New Hampshire!

By Eric Vallen

The land of my people. The new, found, land. Home of Newfound lake. New Hampshire is widely known as one of the densest population centers on the globe, with an astronomical 147 persons per square mile. Unsurprisingly, New Hampshire offers the most populated city in the world, Manchester, at a total population of 112,000 people. Furthermore, New Hampshire is home to over 800 lakes, including the most popular lake of the world, Newfound Lake. Also, it has several very uniquely named cities, most notably Concord, Manchester, and Portsmouth!

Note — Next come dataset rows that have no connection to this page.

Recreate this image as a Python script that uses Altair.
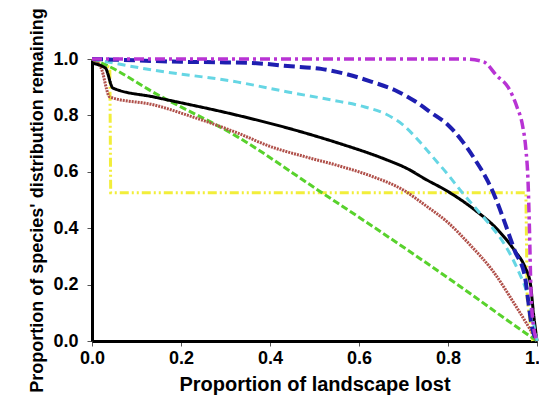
import altair as alt
import pandas as pd

# ---- data ----
magenta_x = [0.0, 0.84, 0.88, 0.91, 0.935, 0.955, 0.968, 0.975, 0.98, 0.983, 0.986, 0.99, 1.0]
magenta_y = [1.0, 1.0, 0.99, 0.94, 0.90, 0.83, 0.76, 0.68, 0.56, 0.40, 0.20, 0.08, 0.0]

blue_x = [0.0, 0.1, 0.2, 0.3, 0.37, 0.44, 0.515, 0.575, 0.627, 0.68, 0.726, 0.762, 0.8, 0.83, 0.86, 0.89, 0.906, 0.928, 0.95, 0.973, 0.98, 0.987, 1.0]
blue_y = [1.0, 0.995, 0.99, 0.988, 0.985, 0.975, 0.965, 0.945, 0.92, 0.89, 0.85, 0.81, 0.766, 0.713, 0.645, 0.565, 0.51, 0.418, 0.32, 0.227, 0.145, 0.064, 0.0]

cyan_x = [0.0, 0.14, 0.328, 0.44, 0.537, 0.613, 0.66, 0.70, 0.74, 0.77, 0.80, 0.83, 0.86, 0.89, 0.928, 0.957, 0.98, 0.995, 1.0]
cyan_y = [1.0, 0.96, 0.918, 0.883, 0.855, 0.83, 0.805, 0.765, 0.70, 0.645, 0.59, 0.53, 0.475, 0.42, 0.34, 0.252, 0.156, 0.04, 0.0]

black_x = [0.0, 0.03, 0.047, 0.14, 0.328, 0.44, 0.553, 0.658, 0.71, 0.748, 0.80, 0.86, 0.912, 0.95, 0.973, 0.985, 0.992, 1.0]
black_y = [0.985, 0.968, 0.897, 0.865, 0.80, 0.755, 0.702, 0.645, 0.61, 0.575, 0.53, 0.465, 0.394, 0.32, 0.262, 0.205, 0.10, 0.0]

red_x = [0.0, 0.02, 0.04, 0.14, 0.216, 0.328, 0.40, 0.48, 0.553, 0.627, 0.70, 0.75, 0.80, 0.85, 0.90, 0.95, 0.985, 1.0]
red_y = [1.0, 0.97, 0.865, 0.837, 0.80, 0.737, 0.69, 0.653, 0.622, 0.585, 0.535, 0.48, 0.42, 0.34, 0.25, 0.13, 0.04, 0.0]

green_x = [0.0, 0.03, 0.14, 0.328, 0.508, 0.665, 0.816, 0.987, 1.0]
green_y = [1.0, 0.98, 0.88, 0.723, 0.535, 0.37, 0.206, 0.014, 0.0]

yellow_x = [0.0, 0.04, 0.042, 0.975, 0.978, 0.99]
yellow_y = [1.0, 0.97, 0.526, 0.526, 0.15, 0.0]

series = [
    ("yellow", yellow_x, yellow_y, "#F2EE3A", [9, 3, 2, 3, 2, 3], 3, "linear"),
    ("green", green_x, green_y, "#58D22C", [7, 3], 3, "monotone"),
    ("red", red_x, red_y, "#B0504A", [2, 1], 3, "monotone"),
    ("black", black_x, black_y, "#000000", [1, 0], 3, "monotone"),
    ("cyan", cyan_x, cyan_y, "#66D6E4", [8, 5], 3, "monotone"),
    ("blue", blue_x, blue_y, "#1E1EB0", [11, 5], 4, "monotone"),
    ("magenta", magenta_x, magenta_y, "#B833D4", [10, 4, 3, 4], 3.5, "monotone"),
]

x_enc = alt.X(
    "x:Q",
    scale=alt.Scale(domain=[0, 1], nice=False, zero=False),
    axis=alt.Axis(
        title="Proportion of landscape lost",
        values=[0, 0.2, 0.4, 0.6, 0.8, 1.0],
        format=".1f",
        labelPadding=3,
        titlePadding=7,
    ),
)
y_enc = alt.Y(
    "y:Q",
    scale=alt.Scale(domain=[0, 1], nice=False, zero=False),
    axis=alt.Axis(
        title="Proportion of species' distribution remaining",
        values=[0, 0.2, 0.4, 0.6, 0.8, 1.0],
        format=".1f",
        labelPadding=9,
        titlePadding=6,
    ),
)

layers = []
for name, xs, ys, color, dash, w, interp in series:
    df = pd.DataFrame({"x": xs, "y": ys, "i": list(range(len(xs)))})
    layers.append(
        alt.Chart(df)
        .mark_line(color=color, strokeDash=dash, strokeWidth=w, clip=False, interpolate=interp)
        .encode(x=x_enc, y=y_enc, order="i:Q")
    )

chart = (
    alt.layer(*layers)
    .properties(
        width=445,
        height=282,
        autosize=alt.AutoSizeParams(type="none"),
        padding={"left": 84, "top": 51, "right": 2, "bottom": 62},
    )
    .configure_view(stroke=None)
    .configure_axis(
        grid=False,
        domainColor="#000000",
        domainWidth=3,
        tickColor="#555555",
        tickSize=5,
        tickWidth=1,
        labelFont="Liberation Sans",
        labelFontSize=18,
        labelFontWeight="bold",
        labelColor="#000000",
        titleFont="Liberation Sans",
        titleFontWeight="bold",
        titleColor="#000000",
        labelOverlap=False,
        labelFlush=False,
    )
    .configure_axisX(titleFontSize=20)
    .configure_axisY(titleFontSize=18)
)

chart.save("out.html", embed_options={"renderer": "svg", "actions": False})
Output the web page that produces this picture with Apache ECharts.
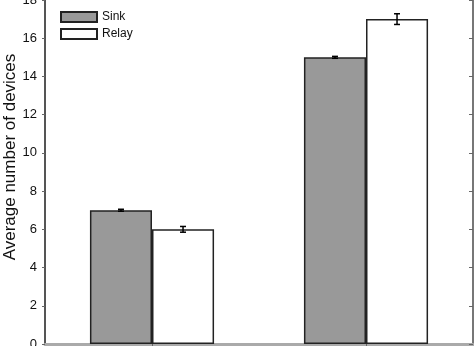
<!DOCTYPE html>
<html>
<head>
<meta charset="utf-8">
<script src="https://cdn.jsdelivr.net/npm/echarts@6/dist/echarts.min.js"></script>
<style>
html,body{margin:0;padding:0;background:#fff;}
#chart{width:474px;height:346px;}
</style>
</head>
<body>
<div id="chart"></div>
<script>
const categories = ['Scenario 1', 'Scenario 2'];
const sinkValues = [7, 15];
const sinkErrors = [0.05, 0.05];
const relayValues = [6, 17];
const relayErrors = [0.15, 0.28];
const yTicks = [0, 2, 4, 6, 8, 10, 12, 14, 16, 18];

const GAP = 0.42;
const FONT = 'Liberation Sans, Arial, Helvetica, sans-serif';

function errorSeries(name, values, errors, side) {
  const data = values.map((v, i) => [i, v - errors[i], v + errors[i]]);
  return {
    type: 'custom',
    name: name + ' error',
    z: 10,
    silent: true,
    data: data,
    encode: { x: 0, y: [1, 2] },
    renderItem: function (params, api) {
      const idx = api.value(0);
      const lo = api.coord([idx, api.value(1)]);
      const hi = api.coord([idx, api.value(2)]);
      const band = api.size([1, 0])[0];
      const off = side * band * (1 - GAP) / 4;
      const x = lo[0] + off;
      const cap = 3;
      const st = { stroke: '#000', lineWidth: 1.5 };
      return {
        type: 'group',
        children: [
          { type: 'line', shape: { x1: x, y1: lo[1], x2: x, y2: hi[1] }, style: st },
          { type: 'line', shape: { x1: x - cap, y1: lo[1], x2: x + cap, y2: lo[1] }, style: st },
          { type: 'line', shape: { x1: x - cap, y1: hi[1], x2: x + cap, y2: hi[1] }, style: st }
        ]
      };
    }
  };
}

const chart = echarts.init(document.getElementById('chart'), null, { renderer: 'canvas' });
chart.setOption({
  animation: false,
  backgroundColor: '#fff',
  textStyle: { fontFamily: FONT },
  grid: { left: 45, right: 1, top: 0, bottom: 2, containLabel: false, outerBoundsMode: 'none' },
  legend: {
    orient: 'vertical',
    left: 60,
    top: 11,
    icon: 'rect',
    itemWidth: 36,
    itemHeight: 10,
    itemGap: 5,
    padding: 0,
    data: ['Sink', 'Relay'],
    textStyle: { fontSize: 12, color: '#111', fontFamily: FONT }
  },
  xAxis: [
    {
      type: 'category',
      data: categories,
      position: 'bottom',
      axisLine: { show: true, lineStyle: { color: '#aaaaaa', width: 3 } },
      axisTick: { show: false },
      axisLabel: { show: false },
      splitLine: { show: false }
    },
    {
      type: 'category',
      data: categories,
      position: 'top',
      axisLine: { show: false },
      axisTick: { show: true, inside: true, alignWithLabel: true, length: 4, lineStyle: { color: '#666', width: 1 } },
      axisLabel: { show: false },
      splitLine: { show: false }
    }
  ],
  yAxis: [
    {
      type: 'value',
      min: 0,
      max: 18,
      interval: 2,
      name: 'Average number of devices',
      nameLocation: 'middle',
      nameGap: 26,
      nameMoveOverlap: false,
      nameTextStyle: { fontSize: 17, color: '#111', fontFamily: FONT, padding: [0, 0, 0, 30] },
      axisLine: { show: true, lineStyle: { color: '#555', width: 2 } },
      axisTick: { show: true, inside: false, length: 3, lineStyle: { color: '#666', width: 1 } },
      axisLabel: {
        fontSize: 13, color: '#111', margin: 8, fontFamily: FONT,
        formatter: function (v) { return yTicks.indexOf(v) >= 0 ? String(v) : ''; }
      },
      splitLine: { show: false }
    },
    {
      type: 'value',
      min: 0,
      max: 18,
      interval: 2,
      position: 'right',
      axisLine: { show: true, lineStyle: { color: '#777', width: 3 } },
      axisTick: { show: true, inside: true, length: 4, lineStyle: { color: '#666', width: 1 } },
      axisLabel: { show: false },
      splitLine: { show: false }
    }
  ],
  series: [
    {
      name: 'Sink',
      type: 'bar',
      data: sinkValues,
      barGap: '0%',
      barCategoryGap: (GAP * 100) + '%',
      itemStyle: { color: '#999999', borderColor: '#222', borderWidth: 1.5 }
    },
    {
      name: 'Relay',
      type: 'bar',
      data: relayValues,
      barGap: '0%',
      barCategoryGap: (GAP * 100) + '%',
      itemStyle: { color: '#ffffff', borderColor: '#222', borderWidth: 1.5 }
    },
    errorSeries('Sink', sinkValues, sinkErrors, -1),
    errorSeries('Relay', relayValues, relayErrors, 1)
  ]
});
</script>
</body>
</html>
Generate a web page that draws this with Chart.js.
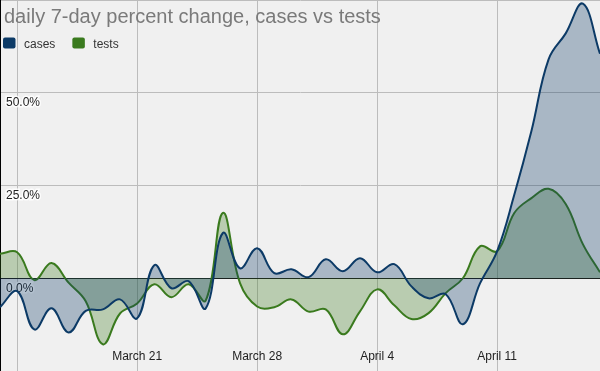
<!DOCTYPE html>
<html>
<head>
<meta charset="utf-8">
<script src="https://cdn.jsdelivr.net/npm/chart.js@4"></script>
<style>
  html, body { margin: 0; padding: 0; background: #f0f0f0; }
  #wrap { width: 600px; height: 371px; position: relative; }
</style>
</head>
<body>
<div id="wrap"><canvas id="c" width="600" height="371"></canvas></div>
<script>
const chartTitle = 'daily 7-day percent change, cases vs tests';

const days = [
  'March 13','March 14','March 15','March 16','March 17','March 18','March 19',
  'March 20','March 21','March 22','March 23','March 24','March 25','March 26',
  'March 27','March 28','March 29','March 30','March 31','April 1','April 2',
  'April 3','April 4','April 5','April 6','April 7','April 8','April 9',
  'April 10','April 11','April 12','April 13','April 14','April 15','April 16',
  'April 17'
];

const weeklyTicks = ['March 14','March 21','March 28','April 4','April 11'];
const hiddenTickLabels = ['March 14'];
const yTickLabels = [0, 25, 50];

const cases = [
  -7.8, -3.5, -13.8, -8.1, -14.6, -8.8, -8.4,
  -5.7, -10.8, 3.5, -2.7, -0.8, -8.1, 12.2,
  2.7, 8.1, 1.4, 2.4, 0.3, 5.1, 1.9,
  5.4, 1.6, 3.8, -2.2, -5.4, -4.3, -12.4,
  -1.4, 7.3, 22.5, 39.7, 59, 66, 74,
  60.5
];

const tests = [
  6.6, 7.0, -0.5, 4.1, -1.2, -6.2, -17.8,
  -9.5, -6.8, -1.6, -5.1, -1.6, -6.0, 17.6,
  -1.3, -7.6, -7.8, -5.7, -9.0, -8.4, -15.1,
  -8.9, -3.0, -7.3, -11.0, -9.4, -4.0, 0,
  8.6, 7.3, 17.6, 21.6, 24.1, 20.0, 9.2,
  1.6
];

const FONT = "'Liberation Sans', Arial, sans-serif";

function zeroPad(axis) {
  axis.paddingTop = 0; axis.paddingBottom = 0;
  axis.paddingLeft = 0; axis.paddingRight = 0;
}

const overlayPlugin = {
  id: 'overlayTitleLegend',
  afterDraw(chart) {
    const ctx = chart.ctx;
    ctx.save();
    ctx.font = '20px ' + FONT;
    ctx.fillStyle = '#7a7a7a';
    ctx.textAlign = 'left';
    ctx.textBaseline = 'alphabetic';
    ctx.fillText(chartTitle, 4, 23);

    ctx.font = '12px ' + FONT;
    let x = 3;
    chart.data.datasets.forEach(ds => {
      ctx.fillStyle = ds.borderColor;
      ctx.beginPath();
      if (ctx.roundRect) ctx.roundRect(x, 37.5, 12.5, 11, 2); else ctx.rect(x, 37.5, 12.5, 11);
      ctx.fill();
      ctx.fillStyle = '#333';
      ctx.fillText(ds.label, x + 21, 47.5);
      x += 21 + ctx.measureText(ds.label).width + 17;
    });
    ctx.restore();
  }
};

new Chart(document.getElementById('c'), {
  type: 'line',
  data: {
    labels: days,
    datasets: [
      {
        label: 'cases',
        data: cases,
        borderColor: '#0c3a66',
        backgroundColor: 'rgba(12,58,102,0.31)',
        borderWidth: 2,
        pointRadius: 0,
        tension: 0.4,
        fill: 'origin'
      },
      {
        label: 'tests',
        data: tests,
        borderColor: '#3a7a1e',
        backgroundColor: 'rgba(58,122,30,0.30)',
        borderWidth: 2,
        pointRadius: 0,
        tension: 0.4,
        fill: 'origin'
      }
    ]
  },
  options: {
    responsive: false,
    animation: false,
    layout: { padding: 0 },
    plugins: {
      legend: { display: false },
      title: { display: false },
      tooltip: { enabled: false }
    },
    scales: {
      x: {
        type: 'category',
        afterFit(axis) { axis.height = 0; zeroPad(axis); },
        border: { display: false },
        grid: {
          drawTicks: false,
          color: (c) => (weeklyTicks.includes(days[c.index]) ? '#bcbcbc' : 'rgba(0,0,0,0)'),
          lineWidth: 1
        },
        ticks: {
          autoSkip: false,
          maxRotation: 0,
          mirror: true,
          padding: 7,
          color: '#222',
          font: { family: FONT, size: 12 },
          callback: (v, i) => {
            const d = days[i];
            return (weeklyTicks.includes(d) && !hiddenTickLabels.includes(d)) ? d : '';
          }
        }
      },
      y: {
        min: -25,
        max: 75,
        afterFit(axis) { axis.width = 0; zeroPad(axis); },
        border: { display: true, color: '#000', width: 1 },
        grid: {
          drawTicks: false,
          color: (c) => (c.tick && c.tick.value === 0 ? '#1a1a1a' : '#bcbcbc'),
          lineWidth: 1
        },
        ticks: {
          stepSize: 25,
          mirror: true,
          padding: 6,
          labelOffset: 10,
          color: '#222',
          textStrokeColor: 'rgba(255,255,255,0.85)',
          textStrokeWidth: 3,
          font: { family: FONT, size: 12 },
          callback: (v) => (yTickLabels.includes(v) ? v.toFixed(1) + '%' : '')
        }
      }
    }
  },
  plugins: [overlayPlugin]
});
</script>
</body>
</html>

No matter how much I embellish, there’s no denying New Hampshire’s boringness. San Jose has the same population as the entire state of New Hampshire. In typical northeast fashion, New Hampshire is home to a population so white it might as well be a piece of binder paper. Even worse, its a land of old people. More than 60 percent of New Hampshirian residents are over 44 years old. And white. Simply preposterous.

In all honesty, New Hampshire was probably a more significant tourist attraction in 1776 than it is now. Most lakes have been almost completely bought out by old people, and are virtually impossible to find lodging near. Unless you like Motels and backroad Inns, you’ll be subject to 20 minute drives on ancient roads just to get to some murky waters. However, the state has taken great advantage of the .3 miles of coastline it does have, and created “stellar” beaches, per longtime New Hampshire resident Alessandra Kelly. Besides water attractions, New Hampshire actually does have some remarkable natural features. With extremely dense forests and a surprisingly hilly landscape, the state offers vast multitudes of interesting hikes, especially during summer months when skies are almost always clear. 

When the weather turns cold, reasons to go to New Hampshire turn from a few to zero. Of course, as in any place that gets a millimeter of snow a year, there are a few ski resorts, but I absolutely would not recommend them. Prime conditions in New Hampshire are hellish conditions anywhere near california. Mammoth in October would be heaven for an avid New Hampshire skier.  From September to March, New Hampshire is a no-anything zone. 

However, although all of the popular attractions that younger people would go to aren’t exactly the greatest in New Hampshire, it does have some redeeming qualities. It has a very quaint, farmland kind of vibe, but without the horrid weather of the midwest. Although I previously put down the old age of New Hampshire as a whole, it makes it a very quiet, peaceful place. It’s full of little nook and cranny establishments that are scores, even hundreds of years old, and has subtle, thin forests that are perfect for short hikes & little picnics. Essentially, 40 weeks out of the year, New Hampshire is a hell-zone, but for those short summer months, it’s a truly quant, homely place.